Net capital flows were inadequate to fund the current account deficit, resulting in depletion of forex reserves to the extent of US$30.4bn in 2QFY23. The flows improved in 3QFY23, resulting in improvement in forex reserves.

Repayments of ECBs (rise in refinancing cost, withdrawal of liquidity in global markets, improvement in domestic corporate balance sheets) also contributed negatively to the balance of payment.




External debt situation comfortable

India had an external debt of US$610.5bn at the end of 1HFY23. The short term debt (residual maturity less than one year) comprised 45% of this debt. 55.5% of the external debt was USD denominated at the end of September 2022 (53.2% at the end of FY22); while 30.2% debt is INR denominated.

As of September 2022, about US$173bn worth of ECBS were outstanding with an average maturity of 5.6yrs.
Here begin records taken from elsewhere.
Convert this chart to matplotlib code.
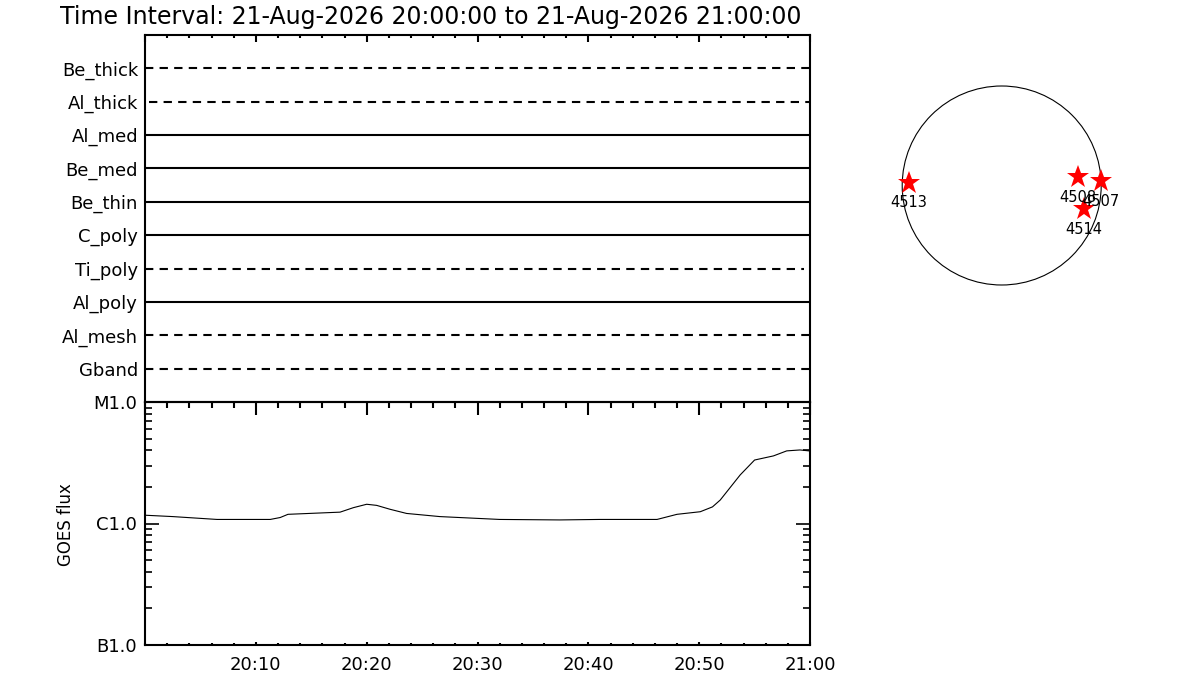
import matplotlib
matplotlib.use("Agg")
import matplotlib.pyplot as plt
from matplotlib.ticker import FixedLocator, MultipleLocator, LogLocator, NullFormatter

# Заголовок та часові мітки (хвилини від 20:00)
title = "Time Interval: 21-Aug-2026 20:00:00 to 21-Aug-2026 21:00:00"
tick_minutes = [10, 20, 30, 40, 50, 60]
tick_labels = ["20:10", "20:20", "20:30", "20:40", "20:50", "21:00"]

# Канали XRT (знизу вгору) та покриття даними
channels = ["Gband", "Al_mesh", "Al_poly", "Ti_poly", "C_poly",
            "Be_thin", "Be_med", "Al_med", "Al_thick", "Be_thick"]
channel_dashed = [True, True, False, True, False, False, False, False, True, True]
channel_start = [0, 0, 0, 0, 0, 0, 0, 0, 0.4, 0]
channel_end = [60, 60, 60, 59.5, 60, 60, 60, 60, 60, 60]

# Потік GOES
goes_minutes = [0, 2.5, 6.5, 11.3, 12.2, 12.9, 17.6, 18.8, 20.0, 20.9, 22.1, 23.6,
                26.6, 32, 37.4, 41, 46.2, 48, 50.1, 51.2, 51.9, 53.7, 55, 56.7,
                57.9, 59.1, 59.9]
goes_flux = [1.17e-6, 1.14e-6, 1.08e-6, 1.08e-6, 1.12e-6, 1.19e-6, 1.24e-6, 1.35e-6,
             1.44e-6, 1.41e-6, 1.31e-6, 1.21e-6, 1.14e-6, 1.08e-6, 1.07e-6, 1.08e-6,
             1.08e-6, 1.19e-6, 1.25e-6, 1.37e-6, 1.56e-6, 2.51e-6, 3.33e-6, 3.60e-6,
             3.96e-6, 4.03e-6, 3.96e-6]
goes_ticks = [1e-7, 1e-6, 1e-5]
goes_labels = ["B1.0", "C1.0", "M1.0"]

# Активні області на диску (кутові секунди)
ar_numbers = ["4513", "4508", "4507", "4514"]
ar_x = [-894, 733, 955, 797]
ar_y = [27, 79, 43, -230]
sun_radius = 960


def main():
    fig = plt.figure(figsize=(12, 7), dpi=100)
    W, H = 1200, 700

    # Нижня панель (GOES), прозорий фон щоб було видно тики верхньої
    ax_b = fig.add_axes([145 / W, 1 - 645 / H, 665 / W, 243 / H])
    ax_b.patch.set_alpha(0)
    ax_t = fig.add_axes([145 / W, 1 - 402 / H, 665 / W, 367 / H])
    ax_t.patch.set_alpha(0)

    # Верхня панель
    for i, name in enumerate(channels):
        ls = (0, (4, 3)) if channel_dashed[i] else "-"
        ax_t.plot([channel_start[i], channel_end[i]], [i + 1, i + 1],
                  color="black", lw=1.5, linestyle=ls, solid_capstyle="butt")
    ax_t.set_xlim(0, 60)
    ax_t.set_ylim(0, len(channels) + 1)
    ax_t.set_yticks(range(1, len(channels) + 1))
    ax_t.set_yticklabels(channels, fontsize=13)
    ax_t.tick_params(axis="y", length=0, pad=5)
    ax_t.xaxis.set_major_locator(FixedLocator([0] + tick_minutes))
    ax_t.xaxis.set_minor_locator(MultipleLocator(2))
    ax_t.tick_params(axis="x", which="both", top=True, bottom=True,
                     labelbottom=False, width=1.5)
    ax_t.tick_params(axis="x", which="major", length=5, top=True, direction="in")
    ax_t.tick_params(axis="x", which="minor", length=2.5, direction="in")
    # тики на спільній межі перетинають лінію
    for tk in ax_t.xaxis.get_major_ticks():
        tk.tick1line.set_marker(3)
        tk.tick1line.set_markersize(9)
    for tk in ax_t.xaxis.get_minor_ticks():
        tk.tick1line.set_marker(3)
        tk.tick1line.set_markersize(4.5)
    for s in ax_t.spines.values():
        s.set_linewidth(1.5)

    # Нижня панель
    ax_b.plot(goes_minutes, goes_flux, color="black", lw=0.8)
    ax_b.set_yscale("log")
    ax_b.set_xlim(0, 60)
    ax_b.set_ylim(1e-7, 1e-5)
    ax_b.yaxis.set_major_locator(FixedLocator(goes_ticks))
    ax_b.set_yticklabels(goes_labels, fontsize=13)
    ax_b.yaxis.set_minor_locator(LogLocator(base=10, subs=range(2, 10)))
    ax_b.yaxis.set_minor_formatter(NullFormatter())
    ax_b.tick_params(axis="y", which="both", left=True, right=True,
                     direction="in", width=1.2, pad=6)
    ax_b.tick_params(axis="y", which="major", length=10)
    ax_b.tick_params(axis="y", which="minor", length=5)
    ax_b.xaxis.set_major_locator(FixedLocator(tick_minutes))
    ax_b.set_xticklabels(tick_labels, fontsize=13)
    ax_b.xaxis.set_minor_locator(MultipleLocator(2))
    ax_b.tick_params(axis="x", which="both", top=False, bottom=True,
                     direction="in", width=1.5, pad=8)
    ax_b.tick_params(axis="x", which="major", length=2.5)
    ax_b.tick_params(axis="x", which="minor", length=1.5)
    ax_b.set_ylabel("GOES flux", fontsize=12)
    ax_b.yaxis.set_label_coords(-0.105, 0.494)
    for s in ax_b.spines.values():
        s.set_linewidth(1.5)

    # Диск Сонця
    cx, cy, half = 1001.7, 185.5, 120
    ax_s = fig.add_axes([(cx - half) / W, 1 - (cy + half) / H, 2 * half / W, 2 * half / H])
    lim = sun_radius * half / 99.5
    circle = plt.Circle((0, 0), sun_radius, fill=False, color="black", lw=0.8)
    ax_s.add_patch(circle)
    ax_s.plot(ar_x, ar_y, linestyle="none", marker="*", markersize=17,
              color="red", markeredgewidth=0)
    for num, x, y in zip(ar_numbers, ar_x, ar_y):
        ax_s.annotate(num, (x, y), xytext=(0, -14.5), textcoords="offset points",
                      ha="center", va="center", fontsize=10.5)
    ax_s.set_xlim(-lim, lim)
    ax_s.set_ylim(-lim, lim)
    ax_s.set_aspect("equal")
    ax_s.axis("off")

    fig.text(60 / W, 1 - 17 / H, title, ha="left", va="center", fontsize=17)

    fig.savefig("out.png", dpi=100)
    plt.close(fig)


if __name__ == "__main__":
    main()
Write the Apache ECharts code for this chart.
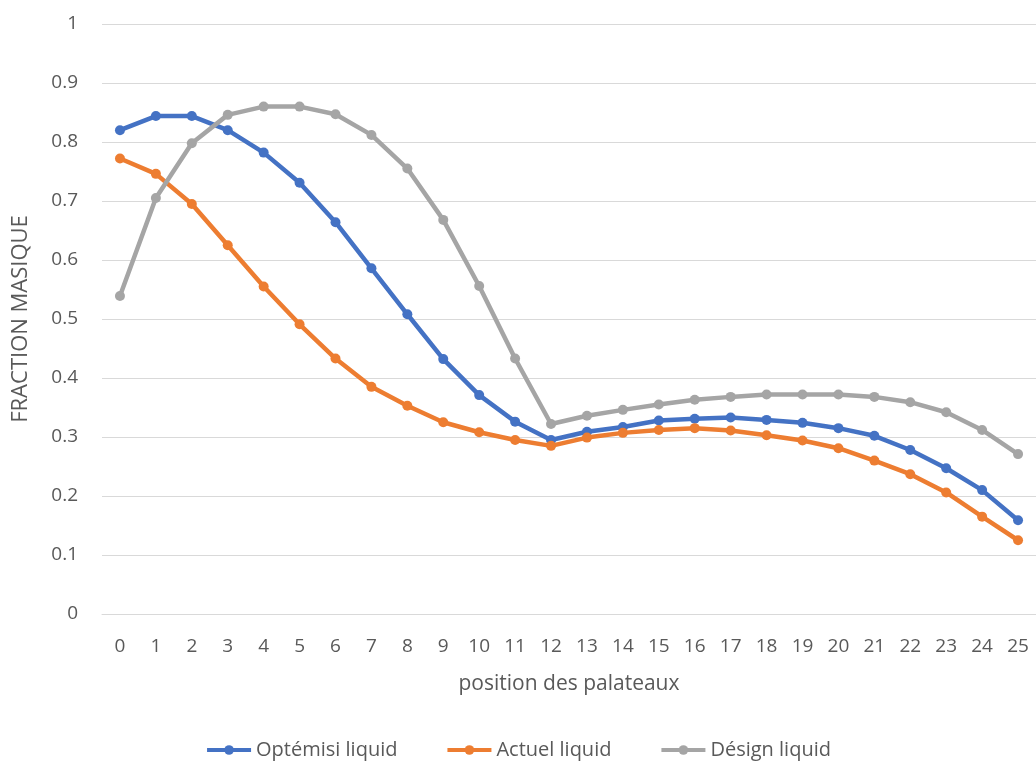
<!DOCTYPE html>
<html>
<head>
<meta charset="utf-8">
<script src="https://cdn.jsdelivr.net/npm/echarts@6/dist/echarts.min.js"></script>
<style>
html,body{margin:0;padding:0;background:#fff;}
#chart{width:1036px;height:767px;}
</style>
</head>
<body>
<div id="chart"></div>
<script>
const categories = ['0','1','2','3','4','5','6','7','8','9','10','11','12','13','14','15','16','17','18','19','20','21','22','23','24','25'];
const optemisi = [0.820,0.844,0.844,0.820,0.782,0.731,0.664,0.586,0.508,0.432,0.371,0.326,0.295,0.309,0.317,0.328,0.331,0.333,0.329,0.324,0.315,0.302,0.278,0.247,0.210,0.159];
const actuel = [0.772,0.746,0.695,0.625,0.555,0.491,0.433,0.385,0.353,0.325,0.308,0.295,0.285,0.299,0.307,0.312,0.315,0.311,0.303,0.294,0.281,0.260,0.237,0.206,0.165,0.125];
const design = [0.539,0.705,0.798,0.846,0.860,0.860,0.847,0.812,0.755,0.668,0.556,0.433,0.322,0.336,0.346,0.355,0.363,0.368,0.372,0.372,0.372,0.368,0.359,0.342,0.312,0.271];
const seriesNames = ['Optémisi liquid','Actuel liquid','Désign liquid'];
const colors = ['#4472C4','#ED7D31','#A5A5A5'];

const font = '"Open Sans", "Noto Sans", sans-serif';
const chart = echarts.init(document.getElementById('chart'));
function mk(name, data, color){
  return {
    name: name, type: 'line', data: data,
    symbol: 'circle', symbolSize: 10,
    lineStyle: {width: 4.5, color: color},
    itemStyle: {color: color},
    smooth: false
  };
}
chart.setOption({
  animation: false,
  color: colors,
  grid: {left: 102, right: 0, top: 24, bottom: 153},
  legend: {
    bottom: 2, left: 'center',
    itemWidth: 44, itemHeight: 12, itemGap: 48,
    lineStyle: {width: 4},
    textStyle: {fontFamily: font, fontSize: 20, color: '#595959'},
    data: seriesNames
  },
  xAxis: {
    type: 'category', data: categories, boundaryGap: true,
    name: 'position des palateaux', nameLocation: 'middle', nameGap: 60,
    nameTextStyle: {fontFamily: font, fontSize: 21, color: '#595959'},
    axisLine: {lineStyle: {color: '#d9d9d9', width: 1}},
    axisTick: {show: false},
    axisLabel: {fontFamily: font, fontSize: 19, color: '#595959', margin: 23, interval: 0}
  },
  yAxis: {
    type: 'value', min: 0, max: 1, interval: 0.1,
    name: 'FRACTION MASIQUE', nameLocation: 'middle', nameGap: 70, nameRotate: 90,
    nameTextStyle: {fontFamily: font, fontSize: 22, color: '#595959'},
    axisLine: {show: false}, axisTick: {show: false},
    axisLabel: {fontFamily: font, fontSize: 19, color: '#595959', margin: 24,
      formatter: v => String(Math.round(v*10)/10)},
    splitLine: {lineStyle: {color: '#d9d9d9', width: 1}}
  },
  series: [mk(seriesNames[0], optemisi, colors[0]), mk(seriesNames[1], actuel, colors[1]), mk(seriesNames[2], design, colors[2])]
});
</script>
</body>
</html>
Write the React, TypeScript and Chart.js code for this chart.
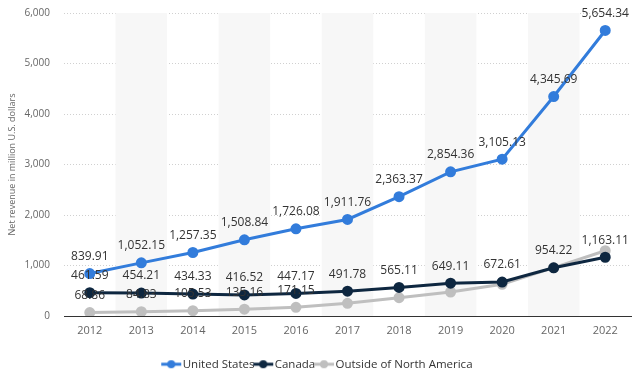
import React, { useEffect, useRef } from "react";
import { Chart, registerables } from "chart.js";

Chart.register(...registerables);

const years = ["2012", "2013", "2014", "2015", "2016", "2017", "2018", "2019", "2020", "2021", "2022"];
const unitedStates = [839.91, 1052.15, 1257.35, 1508.84, 1726.08, 1911.76, 2363.37, 2854.36, 3105.13, 4345.69, 5654.34];
const canada = [461.59, 454.21, 434.33, 416.52, 447.17, 491.78, 565.11, 649.11, 672.61, 954.22, 1163.11];
const outsideNA = [68.86, 84.83, 105.53, 135.16, 171.15, 251, 363, 475, 627, 957, 1293];
const showUS = [true, true, true, true, true, true, true, true, true, true, true];
const showCanada = [true, true, true, true, true, true, true, true, true, true, true];
const showOutside = [true, true, true, true, true, false, false, false, false, false, false];
const yTicks = [0, 1000, 2000, 3000, 4000, 5000, 6000];

const colors = ["#327cdb", "#0e2740", "#bfbfbf"];

function legendIcon(color: string) {
  const c = document.createElement("canvas");
  c.width = 22;
  c.height = 10;
  const ctx = c.getContext("2d")!;
  ctx.strokeStyle = color;
  ctx.lineWidth = 3;
  ctx.beginPath();
  ctx.moveTo(1, 5);
  ctx.lineTo(21, 5);
  ctx.stroke();
  ctx.fillStyle = color;
  ctx.beginPath();
  ctx.arc(11, 5, 4, 0, Math.PI * 2);
  ctx.fill();
  return c;
}

const fmt = (v: number) =>
  v.toLocaleString("en-US", { minimumFractionDigits: 2, maximumFractionDigits: 2 });

const bandPlugin = {
  id: "bands",
  beforeDatasetsDraw(chart: any) {
    const { ctx, chartArea, scales } = chart;
    const x = scales.x;
    ctx.save();
    ctx.fillStyle = "#f7f7f7";
    for (let i = 1; i < years.length; i += 2) {
      const c = x.getPixelForValue(i);
      const w = x.width / years.length;
      ctx.fillRect(c - w / 2, chartArea.top, w, chartArea.bottom - chartArea.top);
    }
    ctx.restore();
  },
};

const labelPlugin = {
  id: "valueLabels",
  afterDatasetsDraw(chart: any) {
    const { ctx } = chart;
    const shows = [showUS, showCanada, showOutside];
    ctx.save();
    ctx.font = "12px 'Open Sans'";
    ctx.fillStyle = "#333333";
    ctx.textAlign = "center";
    ctx.textBaseline = "middle";
    chart.data.datasets.forEach((ds: any, di: number) => {
      const meta = chart.getDatasetMeta(di);
      meta.data.forEach((pt: any, i: number) => {
        if (!shows[di][i]) return;
        ctx.fillText(fmt(ds.data[i]), pt.x, pt.y - 17);
      });
    });
    ctx.restore();
  },
};

export default function App() {
  const ref = useRef<HTMLCanvasElement>(null);
  useEffect(() => {
    document.body.style.margin = "0";
    const names = ["United States", "Canada", "Outside of North America"];
    const series = [unitedStates, canada, outsideNA];
    const icons = colors.map(legendIcon);
    const chart = new Chart(ref.current!, {
      type: "line",
      data: {
        labels: years,
        datasets: series.map((d, i) => ({
          label: names[i],
          data: d,
          borderColor: colors[i],
          backgroundColor: colors[i],
          borderWidth: 3,
          pointRadius: 4,
          pointHoverRadius: 4,
          pointStyle: "circle",
          tension: 0,
          order: i,
        })),
      },
      options: {
        animation: false,
        responsive: false,
        maintainAspectRatio: false,
        layout: { padding: { top: 0, right: 9, left: 7, bottom: 0 } },
        plugins: {
          tooltip: { enabled: false },
          legend: {
            position: "bottom",
            labels: {
              usePointStyle: true,
              color: "#333333",
              font: { family: "'Open Sans'", size: 11.5 },
              padding: 3,
              generateLabels: (ch: any) =>
                ch.data.datasets.map((ds: any, i: number) => ({
                  text: ds.label,
                  fillStyle: colors[i],
                  strokeStyle: colors[i],
                  pointStyle: icons[i],
                  datasetIndex: i,
                  hidden: false,
                  lineWidth: 0,
                  fontColor: "#333333",
                })),
            },
          },
        },
        scales: {
          x: {
            type: "category",
            offset: true,
            grid: { display: false, drawTicks: false },
            border: { display: true, color: "#333333", width: 1 },
            ticks: {
              color: "#666666",
              font: { family: "'Open Sans'", size: 11 },
              padding: 8,
            },
            afterFit: (s: any) => {
              s.height = 39.5;
            },
          },
          y: {
            min: 0,
            max: 6000,
            afterBuildTicks: (s: any) => {
              s.ticks = yTicks.map((v) => ({ value: v }));
            },
            grid: {
              color: "#d0d0d0",
              lineWidth: 1,
              drawTicks: true,
              tickLength: 7,
              tickColor: "rgba(0,0,0,0)",
            },
            border: { display: false, dash: [1, 2] },
            ticks: {
              color: "#666666",
              font: { family: "'Open Sans'", size: 10 },
              padding: 7,
              callback: (v: any) => Number(v).toLocaleString("en-US"),
            },
            title: {
              display: true,
              text: "Net revenue in million U.S. dollars",
              color: "#666666",
              font: { family: "'Open Sans'", size: 9 },
              padding: { top: 0, bottom: 2 },
            },
            afterFit: (s: any) => {
              s.width = 57;
            },
          },
        },
      },
      plugins: [bandPlugin, labelPlugin],
    });
    return () => chart.destroy();
  }, []);
  return (
    <div style={{ width: 640, height: 380 }}>
      <canvas ref={ref} width={640} height={380} />
    </div>
  );
}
About 81% of all ECBs are USD denominated.

Out of this about 50% (US$87.6bn) were the USD loans owed by the Indian private enterprises; the rest being outstanding of subsidiaries of foreign parents (US$28.5bn); INR denominated ECBs (US$15.1bn); ECB by PSUs (US$53.2bn). Out of US$87.6bn Non INR, Non FDI ECBs, about 55% is hedged while most of the balance has a natural hedge against receivables.

Given the current Forex reserve of over US$565bn, the external payment default risk is negligible; and so is the collapse risk for INR.